Lo de la generación sin huevos es una ocurrencia de mi alumno, pero el nombre popular de quienes estamos quemados por dedicar nuestra vida a cuidar a hijos, nietos y padres es generación lasaña o también generación sándwich, términos acuñados para referirse sobre todo a esas mujeres que cuidan a la vez de padres y nietos. Eres, en fin, como una loncha de jamón o un relleno de carne atrapado por dos rebanadas de pan, por dos capas de pasta, por tus nietos y tus padres tras haber sido atrapado por tus hijos.
Y donde escribo atrapado, debo poner atrapada para ser más preciso porque sí, así es, sobre ellas, sobre las hermanas de la familia, recae la responsabilidad de esos cuidados. Se trata de una tradición, de una costumbre, de una educación y de que los propios padres creen que los hombres no tienen tanta obligación de cuidarlos y los eximen de atenciones. Y nosotros, aunque sabemos que eso no es así, nos dejamos llevar y reaccionamos solo cuando nos ponen la pistola en el pecho. Ellas cuidan por inercia, por educación, por una obligación tan falsa como manipulada. Nosotros cuidamos si nos ponen una hora, un día, un calendario y no nos queda más remedio.

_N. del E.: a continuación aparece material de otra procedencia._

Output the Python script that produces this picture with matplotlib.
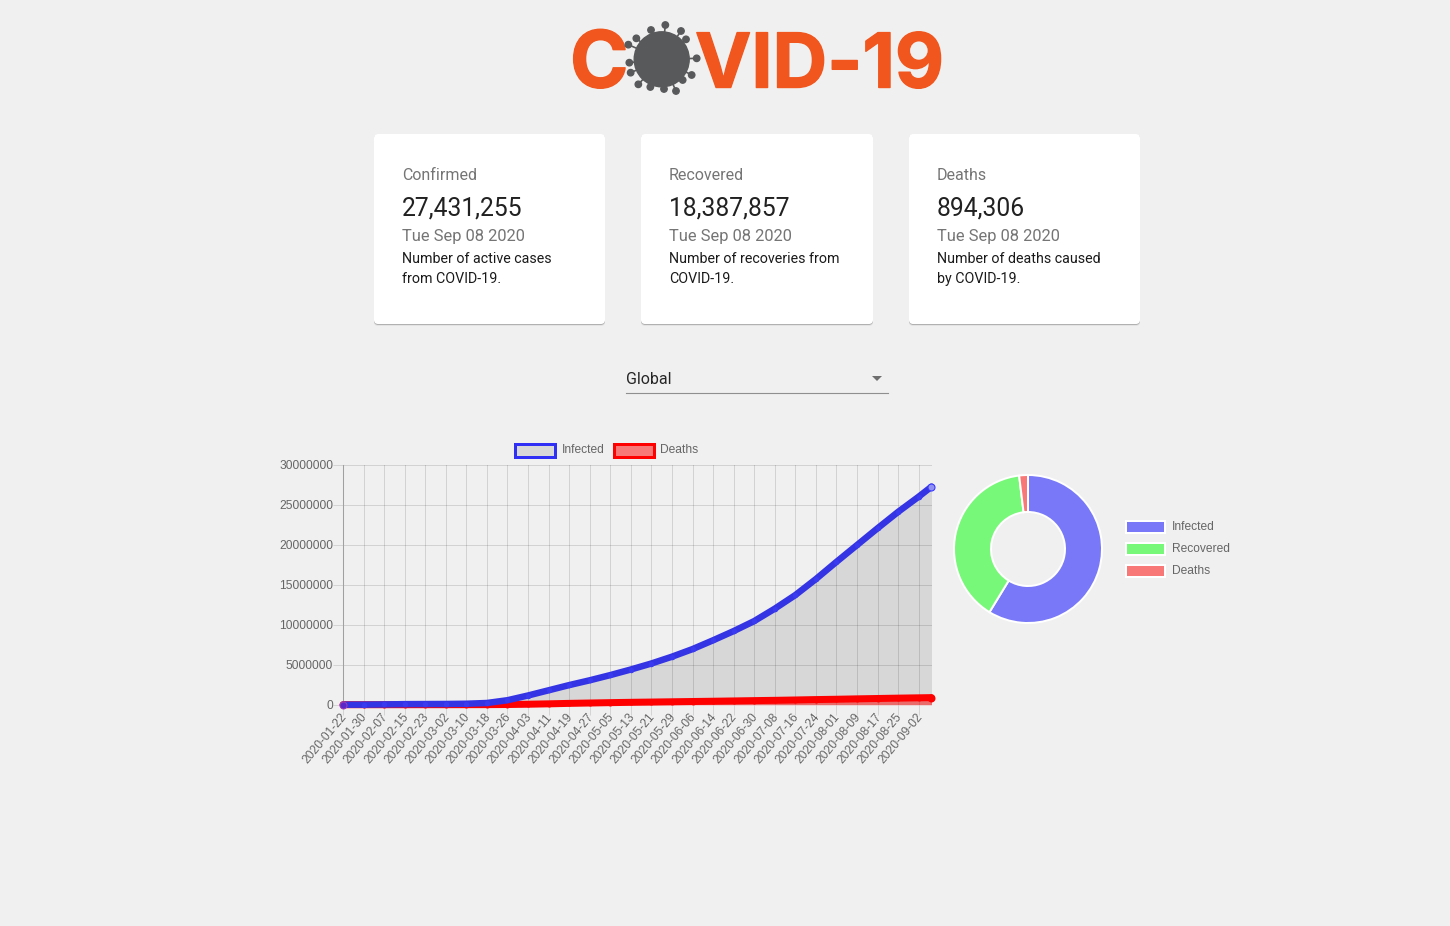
import matplotlib
matplotlib.use("Agg")
import numpy as np
import pandas as pd
import matplotlib.pyplot as plt
from matplotlib.patches import Circle, FancyBboxPatch, Polygon, Rectangle
from matplotlib.transforms import ScaledTranslation
import matplotlib.patheffects as pe

# ===================== DATA =====================
dates = ["2020-01-22", "2020-01-30", "2020-02-07", "2020-02-15", "2020-02-23", "2020-03-02",
         "2020-03-10", "2020-03-18", "2020-03-26", "2020-04-03", "2020-04-11", "2020-04-19",
         "2020-04-27", "2020-05-05", "2020-05-13", "2020-05-21", "2020-05-29", "2020-06-06",
         "2020-06-14", "2020-06-22", "2020-06-30", "2020-07-08", "2020-07-16", "2020-07-24",
         "2020-08-01", "2020-08-09", "2020-08-17", "2020-08-25", "2020-09-02", "2020-09-07"]
infected = [600, 8000, 34000, 69000, 79000, 90000, 119000, 214000, 560000, 1150000,
            1800000, 2450000, 3050000, 3700000, 4400000, 5150000, 6000000, 6950000,
            8050000, 9200000, 10450000, 12000000, 13700000, 15700000, 17850000,
            19950000, 22050000, 24100000, 26000000, 27250000]
deaths = [20, 170, 700, 1500, 2600, 3100, 4300, 8800, 24000, 59000, 108000, 165000,
          211000, 257000, 297000, 330000, 365000, 399000, 433000, 470000, 510000, 545000,
          590000, 640000, 680000, 730000, 775000, 820000, 860000, 885000]
y_ticks = [0, 5000000, 10000000, 15000000, 20000000, 25000000, 30000000]

pie_labels = ["Infected", "Recovered", "Deaths"]
pie_values = [27431255, 18387857, 894306]
pie_colors = ["#7878f8", "#78f878", "#f87878"]

card_titles = ["Confirmed", "Recovered", "Deaths"]
card_numbers = ["27,431,255", "18,387,857", "894,306"]
card_date = "Tue Sep 08 2020"
card_texts = ["Number of active cases\nfrom COVID-19.",
              "Number of recoveries from\nCOVID-19.",
              "Number of deaths caused\nby COVID-19."]

# ===================== HELPERS =====================
W, H = 1450, 926
BG = "#f0f0f0"


def px_axes(fig, left, top, right, bottom):
    """Axes placed with pixel coordinates measured from the top left."""
    return fig.add_axes([left / W, 1 - bottom / H, (right - left) / W, (bottom - top) / H])


def px(size):
    return size * 0.72


fig = plt.figure(figsize=(W / 100, H / 100), dpi=100, facecolor=BG)

# Overlay for the page elements
page = fig.add_axes([0, 0, 1, 1])
page.set_xlim(0, W)
page.set_ylim(H, 0)
page.axis("off")

# ===================== LOGO =====================
ORANGE = "#f0561d"
VIRUS = "#58595b"
bolder = [pe.withStroke(linewidth=1.0, foreground=ORANGE)]
page.text(570, 87.5, "C", color=ORANGE, fontsize=px(79), family="Inter", weight="bold",
          va="baseline", ha="left", path_effects=bolder)
page.text(695, 87.5, "VID-19", color=ORANGE, fontsize=px(75.5), family="Inter", weight="bold",
          va="baseline", ha="left", path_effects=bolder)
cx, cy = 661.7, 59.3
page.add_patch(Circle((cx, cy), 27.5, color=VIRUS, zorder=3))
spikes = [(316, 45), (363, 63), (378, 88), (410, 145), (395, 195), (368, 210), (348, 243),
          (312, 237), (271, 231), (235, 223), (212, 188), (208, 158), (205, 104), (229, 85),
          (273, 60)]
for zx, zy in spikes:
    sx, sy = 560 + zx / 3, 10 + zy / 3
    page.plot([cx, sx], [cy, sy], color=VIRUS, lw=1.2, zorder=3)
    page.add_patch(Circle((sx, sy), 3.2, color=VIRUS, zorder=3))

# ===================== CARDS =====================
card_lefts = [374, 641, 909]
card_rights = [605, 873, 1140]
for i in range(3):
    l, r = card_lefts[i], card_rights[i]
    for off, alpha in [(2.0, 0.05), (1.0, 0.15), (0.4, 0.2)]:
        page.add_patch(FancyBboxPatch((l + 4, 138 + off), r - l - 8, 182,
                                      boxstyle="round,pad=4", fc="black", ec="none", alpha=alpha))
    page.add_patch(FancyBboxPatch((l + 4, 138), r - l - 8, 182,
                                  boxstyle="round,pad=4", fc="white", ec="none"))
    tx = l + 28
    page.text(tx, 175, card_titles[i], color="#757575", fontsize=px(16), family="Roboto", va="center")
    page.text(tx, 208.5, card_numbers[i], color="#212121", fontsize=px(24.6), family="Roboto", va="center")
    page.text(tx, 236, card_date, color="#757575", fontsize=px(16.5), family="Roboto", va="center")
    page.text(tx, 269, card_texts[i], color="#1a1a1a", fontsize=px(14.2), family="Roboto",
              va="center", linespacing=1.58)

# ===================== DROPDOWN =====================
page.text(626, 379, "Global", color="#262626", fontsize=px(16), family="Roboto", va="center")
page.plot([626, 888.5], [393, 393], color="#8f8f8f", lw=0.8)
page.add_patch(Polygon([(872, 376), (882, 376), (877, 381)], fc="#6e6e6e", ec="none"))

# ===================== LINE CHART =====================
ax = px_axes(fig, 343, 464.7, 931.5, 704.7)
ax.patch.set_alpha(0)
d = pd.to_datetime(dates)
x = (d - d[0]).days.values

ax.fill_between(x, infected, 0, color="black", alpha=0.1, lw=0, zorder=2)
ax.fill_between(x, deaths, 0, color="red", alpha=0.5, lw=0, zorder=2)
ax.plot(x, deaths, color="#ff0000", lw=px(7), marker="o", ms=px(6), mew=0, zorder=4,
        clip_on=False, solid_capstyle="round")
ax.plot(x, infected, color="#3434e4", lw=px(6.5), marker="o", ms=px(5.5), mfc="#3a3af0",
        mew=0, zorder=5, clip_on=False, solid_capstyle="round")
ax.plot(x[-1], infected[-1], marker="o", ms=px(7), mfc="#9090f0", mec="#3a3aff", mew=0.8,
        zorder=6, clip_on=False)
ax.plot(x[-1], deaths[-1], marker="o", ms=px(8), mfc="#ff0000", mew=0, zorder=6, clip_on=False)
ax.plot(x[0], infected[0], marker="o", ms=px(7), mfc="#5a28c8", mec="#a040b0", mew=0.7,
        zorder=6, clip_on=False)

ax.set_xlim(0, 229)
ax.set_ylim(0, 30000000)
ax.set_yticks(y_ticks)
ax.set_yticklabels([str(v) for v in y_ticks])
ax.set_xticks(x[:-1])
ax.set_xticklabels(dates[:-1], rotation=50, ha="right", va="top", rotation_mode="anchor")
ax.grid(True, color="black", alpha=0.12, lw=0.72, zorder=1)
ax.set_axisbelow(True)
ax.tick_params(axis="both", length=7.2, width=0.72, color="#d4d4d4", labelcolor="#666666",
               labelsize=px(12), pad=0)
for label in ax.get_xticklabels() + ax.get_yticklabels():
    label.set_family("Liberation Sans")
shift = ScaledTranslation(-3 / 100, 3.5 / 100, fig.dpi_scale_trans)
for label in ax.get_xticklabels():
    label.set_transform(label.get_transform() + shift)
for side in ["top", "right", "bottom"]:
    ax.spines[side].set_visible(False)
ax.spines["left"].set_color("#a0a0a0")
ax.spines["left"].set_linewidth(0.75)

# Legend of the line chart
page.add_patch(Rectangle((515.5, 443.5), 40, 13, fc="#d8d8d8", ec="#2f2ff5", lw=px(3)))
page.text(562, 450, "Infected", color="#666666", fontsize=px(12), family="Liberation Sans", va="center")
page.add_patch(Rectangle((614.5, 443.5), 40, 13, fc="#f87878", ec="#ff0000", lw=px(3)))
page.text(660.5, 450, "Deaths", color="#666666", fontsize=px(12), family="Liberation Sans", va="center")

# ===================== DOUGHNUT =====================
ax_pie = px_axes(fig, 953, 474, 1103, 624)
ax_pie.pie(pie_values, colors=pie_colors, startangle=90, counterclock=False, radius=1.0,
           wedgeprops={"width": 0.5, "edgecolor": "white", "linewidth": px(2)})
ax_pie.set_xlim(-75 / 74, 75 / 74)
ax_pie.set_ylim(-75 / 74, 75 / 74)

for label, color, top in zip(pie_labels, pie_colors, [520.5, 542.5, 564.5]):
    page.add_patch(Rectangle((1126.5, top), 39, 12, fc=color, ec="white", lw=px(2)))
    page.text(1172, top + 6, label, color="#666666", fontsize=px(12), family="Liberation Sans", va="center")

fig.savefig("out.png", dpi=100, facecolor=BG)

Sé de lo que hablo porque soy lasaña pura: si todo transcurre bien, dentro de tres semanas seré abuelo al tiempo que me rodean padre, madre y suegra de entre 91 y 92 años. El sándwich perfecto. A veces hay lasañas de tres pisos, cuando has de atender a hijos, nietos y padres. Llevas media vida esperando la jubilación y cuando llega, trae debajo del brazo mil obligaciones. Y no se trata solo de no tener tiempo para el ocio ni el descanso, sino del coste psicológico de vivir preocupada por enfermedades, achaques, dolencias, depresiones y un horario en el que entre visitas a la farmacia, a los médicos y a casa de los padres para organizarles el pastillero y escuchar sus quejas, no da tiempo para nada y se resienten las emociones.
Hay un libro escrito por Milagros Álvarez, 'Mujeres generación sándwich: con la familia a cuestas' (Plataforma Editorial) en el que se describe a esas mujeres que, además de trabajar, asumen los papeles de toda la vida de cuidar a hijos y a padres y echar una mano con los nietos. Pero no solo se puede aplicar esto a las mujeres que trabajan, sino también a las jubiladas, que creían que empezaba para ellas un tiempo nuevo y resulta que empieza un tiempo muy viejo en el que, además de estar todo el día ocupadas con tareas familiares, ni tan siquiera pueden ir al trabajo, que no dejaba de ser una liberación. Y olvídense de los viajes para pensionistas o de alquilar una casita en Sicilia e irte allí a pasar un mes, de eso nada, monada.
Se calcula que en España hay seis millones de cuidadores no profesionales con personas a su cargo. Es una barbaridad y se trata de un esfuerzo sobrehumano que ni se valora ni se agradece. Se sufre en silencio, con la satisfacción personal de hacer lo que hay que hacer, pero con bajones tremendos al comprobar cómo se pasa la vida tan deprisa sin disfrutar como habías soñado. En este esfuerzo, los hombres colaboramos cada vez más y no nos negamos a nada, pero solo cuando nos lo piden ellas. Y eso no vale.